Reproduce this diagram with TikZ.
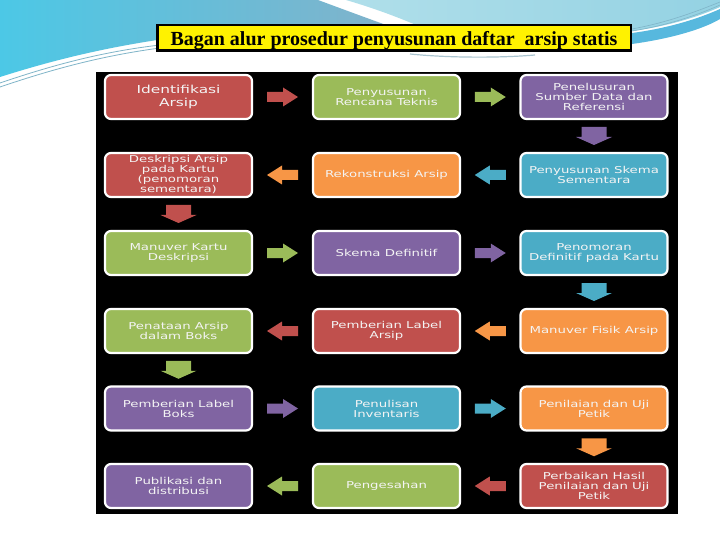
\documentclass[tikz,border=0pt]{standalone}
\usepackage{fontspec}
\usetikzlibrary{calc}
\newfontfamily\boxfont[FakeStretch=1.4]{DejaVu Sans}
\newfontfamily\titlefont{Liberation Serif}
\definecolor{cRed}{HTML}{C0504D}
\definecolor{cGreen}{HTML}{9BBB59}
\definecolor{cPurple}{HTML}{8064A2}
\definecolor{cAqua}{HTML}{4BACC6}
\definecolor{cOrange}{HTML}{F79646}
\definecolor{bgcyan}{HTML}{4CC8E6}
\definecolor{bgsteel}{HTML}{82B2CA}
\definecolor{bglightA}{HTML}{B0DFEA}
\definecolor{bglightB}{HTML}{94D2E3}
\definecolor{bgband}{HTML}{57B8DE}
\definecolor{bgline}{HTML}{7FB4C8}
\definecolor{bgshadow}{HTML}{A9C4CF}
\definecolor{txtwhite}{HTML}{F4F4F4}
\newcommand\blkright[2]{\fill[#2] (#1) +(-15.5,-5) -- +(0.5,-5) -- +(0.5,-9.5) -- +(15.5,0) -- +(0.5,9.5) -- +(0.5,5) -- +(-15.5,5) -- cycle;}
\newcommand\blkleft[2]{\fill[#2] (#1) +(15.5,-5) -- +(-0.5,-5) -- +(-0.5,-9.5) -- +(-15.5,0) -- +(-0.5,9.5) -- +(-0.5,5) -- +(15.5,5) -- cycle;}
\newcommand\blkdown[2]{\fill[#2] (#1) +(-12.5,-9) -- +(12.5,-9) -- +(12.5,1) -- +(18,1) -- +(0,9) -- +(-18,1) -- +(-12.5,1) -- cycle;}
\tikzset{
  box/.style={draw=white, line width=2.2pt, rounded corners=6pt,
    minimum width=147pt, minimum height=44pt, inner sep=1pt, align=center,
    text=txtwhite, font=\boxfont\fontsize{9.5}{10}\selectfont},
  bigtext/.style={font=\boxfont\fontsize{11}{13}\selectfont},
  titlebox/.style={draw=black, line width=2.5pt, fill=yellow,
    minimum width=473.5pt, minimum height=25.5pt, inner sep=0pt},
  titletext/.style={font=\titlefont\bfseries\fontsize{20}{20}\selectfont, inner sep=0pt}
}
\begin{document}
\begin{tikzpicture}[x=1pt,y=-1pt]
\useasboundingbox (0,0) rectangle (720,540);
\fill[white] (0,0) rectangle (720,540);
% background decoration
\shade[left color=bgcyan, right color=bgsteel] (0,0) -- (318,0)
  .. controls (345,10) and (372,20) .. (400,30)
  .. controls (320,28) and (260,28) .. (240,30)
  .. controls (130,40) and (60,58) .. (0,77) -- cycle;
\shade[left color=bglightA, right color=bglightB] (346,0) -- (720,0) -- (720,7)
  .. controls (700,16) and (670,26) .. (632,31) -- (430,31)
  .. controls (405,20) and (380,10) .. (346,0) -- cycle;
\fill[bgband] (720,9) .. controls (700,18) and (670,28) .. (632,33)
  -- (632,44) .. controls (675,38) and (705,28) .. (720,19) -- cycle;
\draw[bgline, line width=0.6pt] (632,29) .. controls (670,22) and (700,10) .. (720,2);
\draw[bgline, line width=0.6pt] (632,31) .. controls (670,25) and (700,14) .. (720,5);
\draw[bgline, line width=0.8pt] (0,83) .. controls (50,66) and (100,52) .. (160,45);
\draw[bgline, line width=0.8pt] (0,87) .. controls (50,70) and (100,56) .. (160,48);
\draw[bgshadow, line width=1.2pt] (410,54) .. controls (450,58) and (500,58) .. (535,55);
% title
\node[titlebox] (title) at (394,38) {};
\node[titletext] (titletxt) at (394,41) {Bagan alur prosedur penyusunan daftar\ \ arsip statis};
% black panel
\fill[black] (96,72) rectangle (678,514);
% boxes
\node[box, fill=cRed, bigtext] (b11) at (178.5,97) {Identifikasi\\Arsip};
\node[box, fill=cGreen] (b12) at (386.5,97) {Penyusunan\\Rencana Teknis};
\node[box, fill=cPurple] (b13) at (594,97) {Penelusuran\\Sumber Data dan\\Referensi};
\node[box, fill=cRed] (b21) at (178.5,175) {Deskripsi Arsip\\pada Kartu\\(penomoran\\sementara)};
\node[box, fill=cOrange] (b22) at (386.5,175) {Rekonstruksi Arsip};
\node[box, fill=cAqua] (b23) at (594,175) {Penyusunan Skema\\Sementara};
\node[box, fill=cGreen] (b31) at (178.5,253) {Manuver Kartu\\Deskripsi};
\node[box, fill=cPurple] (b32) at (386.5,253) {Skema Definitif};
\node[box, fill=cAqua] (b33) at (594,253) {Penomoran\\Definitif pada Kartu};
\node[box, fill=cGreen] (b41) at (178.5,331) {Penataan Arsip\\dalam Boks};
\node[box, fill=cRed] (b42) at (386.5,331) {Pemberian Label\\Arsip};
\node[box, fill=cOrange] (b43) at (594,331) {Manuver Fisik Arsip};
\node[box, fill=cPurple] (b51) at (178.5,408.5) {Pemberian Label\\Boks};
\node[box, fill=cAqua] (b52) at (386.5,408.5) {Penulisan\\Inventaris};
\node[box, fill=cOrange] (b53) at (594,408.5) {Penilaian dan Uji\\Petik};
\node[box, fill=cPurple] (b61) at (178.5,486) {Publikasi dan\\distribusi};
\node[box, fill=cGreen] (b62) at (386.5,486) {Pengesahan};
\node[box, fill=cRed] (b63) at (594,486) {Perbaikan Hasil\\Penilaian dan Uji\\Petik};
% arrow positions
\coordinate (h11) at ($(b11.east)!0.5!(b12.west)$);
\coordinate (h12) at ($(b12.east)!0.5!(b13.west)$);
\coordinate (v13) at ($(b13.south)!0.5!(b23.north)$);
\coordinate (h22) at ($(b22.east)!0.5!(b23.west)$);
\coordinate (h21) at ($(b21.east)!0.5!(b22.west)$);
\coordinate (v21) at ($(b21.south)!0.5!(b31.north)$);
\coordinate (h31) at ($(b31.east)!0.5!(b32.west)$);
\coordinate (h32) at ($(b32.east)!0.5!(b33.west)$);
\coordinate (v33) at ($(b33.south)!0.5!(b43.north)$);
\coordinate (h42) at ($(b42.east)!0.5!(b43.west)$);
\coordinate (h41) at ($(b41.east)!0.5!(b42.west)$);
\coordinate (v41) at ($(b41.south)!0.5!(b51.north)$);
\coordinate (h51) at ($(b51.east)!0.5!(b52.west)$);
\coordinate (h52) at ($(b52.east)!0.5!(b53.west)$);
\coordinate (v53) at ($(b53.south)!0.5!(b63.north)$);
\coordinate (h62) at ($(b62.east)!0.5!(b63.west)$);
\coordinate (h61) at ($(b61.east)!0.5!(b62.west)$);
% block arrows
\blkright{h11}{cRed}
\blkright{h12}{cGreen}
\blkdown{v13}{cPurple}
\blkleft{h22}{cAqua}
\blkleft{h21}{cOrange}
\blkdown{v21}{cRed}
\blkright{h31}{cGreen}
\blkright{h32}{cPurple}
\blkdown{v33}{cAqua}
\blkleft{h42}{cOrange}
\blkleft{h41}{cRed}
\blkdown{v41}{cGreen}
\blkright{h51}{cPurple}
\blkright{h52}{cAqua}
\blkdown{v53}{cOrange}
\blkleft{h62}{cRed}
\blkleft{h61}{cGreen}
\end{tikzpicture}
\end{document}
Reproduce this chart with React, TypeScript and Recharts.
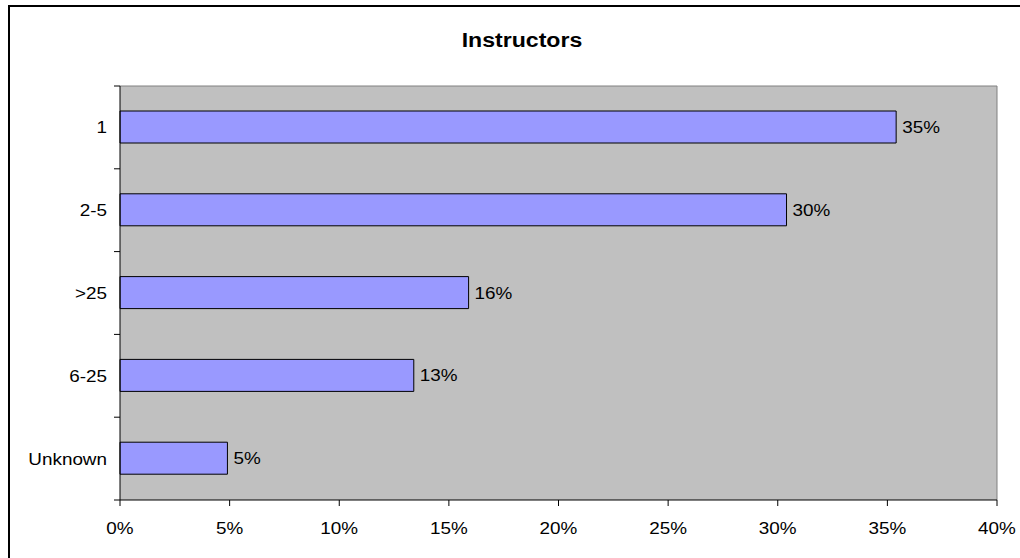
import React from "react";
import { BarChart, Bar, XAxis, YAxis, CartesianGrid, LabelList } from "recharts";

const categories = ["1", "2-5", ">25", "6-25", "Unknown"];
const values = [0.354, 0.304, 0.159, 0.134, 0.049];
const xTicks = [0, 0.05, 0.1, 0.15, 0.2, 0.25, 0.3, 0.35, 0.4];
const title = "Instructors";

const data = categories.map((c, i) => ({ name: c, value: values[i] }));

const W = 1020;
const H = 558;
const MARGIN = { top: 86, right: 23, bottom: 28, left: 20 };
const X_AXIS_H = 30;
const Y_AXIS_W = 100;
const PLOT_H = H - MARGIN.top - MARGIN.bottom - X_AXIS_H;
const FONT = "'Liberation Sans', Arial, sans-serif";
const SX = 1.18;
const TICK_SIZE = 6;
const Y_TICK_MARGIN = 7;

const pct = (v: number) => `${Math.round(v * 100)}%`;

const XTick = (props: any) => {
  const { x, y, payload } = props;
  return (
    <g transform={`translate(${x},${y + 26}) scale(${SX},1)`}>
      <text x={0} y={0} textAnchor="middle" fontFamily={FONT} fontSize={16} fill="#000">
        {pct(payload.value)}
      </text>
    </g>
  );
};

const YTick = (props: any) => {
  const { x, y, payload, index } = props;
  const axisX = x + TICK_SIZE + Y_TICK_MARGIN;
  const band = PLOT_H / categories.length;
  return (
    <g>
      <line x1={axisX - TICK_SIZE} x2={axisX} y1={y - band / 2} y2={y - band / 2} stroke="#000" />
      {index === categories.length - 1 && (
        <line x1={axisX - TICK_SIZE} x2={axisX} y1={y + band / 2} y2={y + band / 2} stroke="#000" />
      )}
      <g transform={`translate(${x},${y + 6}) scale(${SX},1)`}>
        <text x={0} y={0} textAnchor="end" fontFamily={FONT} fontSize={16} fill="#000">
          {payload.value}
        </text>
      </g>
    </g>
  );
};

const BarLabel = (props: any) => {
  const { x, y, width, height, value } = props;
  return (
    <g transform={`translate(${x + width + 6},${y + height / 2 + 6}) scale(${SX},1)`}>
      <text x={0} y={0} textAnchor="start" fontFamily={FONT} fontSize={16} fill="#000">
        {pct(value)}
      </text>
    </g>
  );
};

export default function App() {
  return (
    <div style={{ position: "absolute", left: 0, top: 0, width: W, height: H, overflow: "hidden", background: "#fff" }}>
      <div
        style={{
          position: "absolute",
          left: 8,
          top: 5,
          width: W + 20,
          height: H + 20,
          border: "2px solid #000",
          boxSizing: "border-box",
        }}
      />
      <svg style={{ position: "absolute", left: 0, top: 0 }} width={W} height={80}>
        <g transform={`translate(522,47) scale(1.1,1)`}>
          <text x={0} y={0} textAnchor="middle" fontFamily={FONT} fontSize={21} fontWeight="bold" fill="#000">
            {title}
          </text>
        </g>
      </svg>
      <div style={{ position: "absolute", left: 0, top: 0 }}>
        <BarChart width={W} height={H} data={data} layout="vertical" margin={MARGIN}>
          <CartesianGrid
            fill="#C0C0C0"
            stroke="#808080"
            horizontalCoordinatesGenerator={({ offset }: any) => [offset.top]}
            verticalCoordinatesGenerator={({ offset }: any) => [offset.left + offset.width]}
          />
          <XAxis
            type="number"
            domain={[0, 0.4]}
            ticks={xTicks}
            height={X_AXIS_H}
            axisLine={{ stroke: "#000" }}
            tickLine={{ stroke: "#000" }}
            tickSize={TICK_SIZE}
            tick={<XTick />}
            interval={0}
          />
          <YAxis
            type="category"
            dataKey="name"
            width={Y_AXIS_W}
            axisLine={{ stroke: "#000" }}
            tickLine={false}
            tickSize={TICK_SIZE}
            tickMargin={Y_TICK_MARGIN}
            tick={<YTick />}
            interval={0}
          />
          <Bar dataKey="value" fill="#9999FF" stroke="#000" strokeWidth={1} barSize={32} isAnimationActive={false}>
            <LabelList dataKey="value" content={<BarLabel />} />
          </Bar>
        </BarChart>
      </div>
    </div>
  );
}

───

* WORK TO DO *
Retype the section that opens with the line holding "Reproduce this chart" and closes with the line holding "const data = categories.map((c, i)", exactly as it reads, without any pictures.

* ANSWER TO THIS PROBLEM *
Reproduce this chart with React, TypeScript and Recharts.
import React from "react";
import { BarChart, Bar, XAxis, YAxis, CartesianGrid, LabelList } from "recharts";

const categories = ["1", "2-5", ">25", "6-25", "Unknown"];
const values = [0.354, 0.304, 0.159, 0.134, 0.049];
const xTicks = [0, 0.05, 0.1, 0.15, 0.2, 0.25, 0.3, 0.35, 0.4];
const title = "Instructors";

const data = categories.map((c, i) => ({ name: c, value: values[i] }));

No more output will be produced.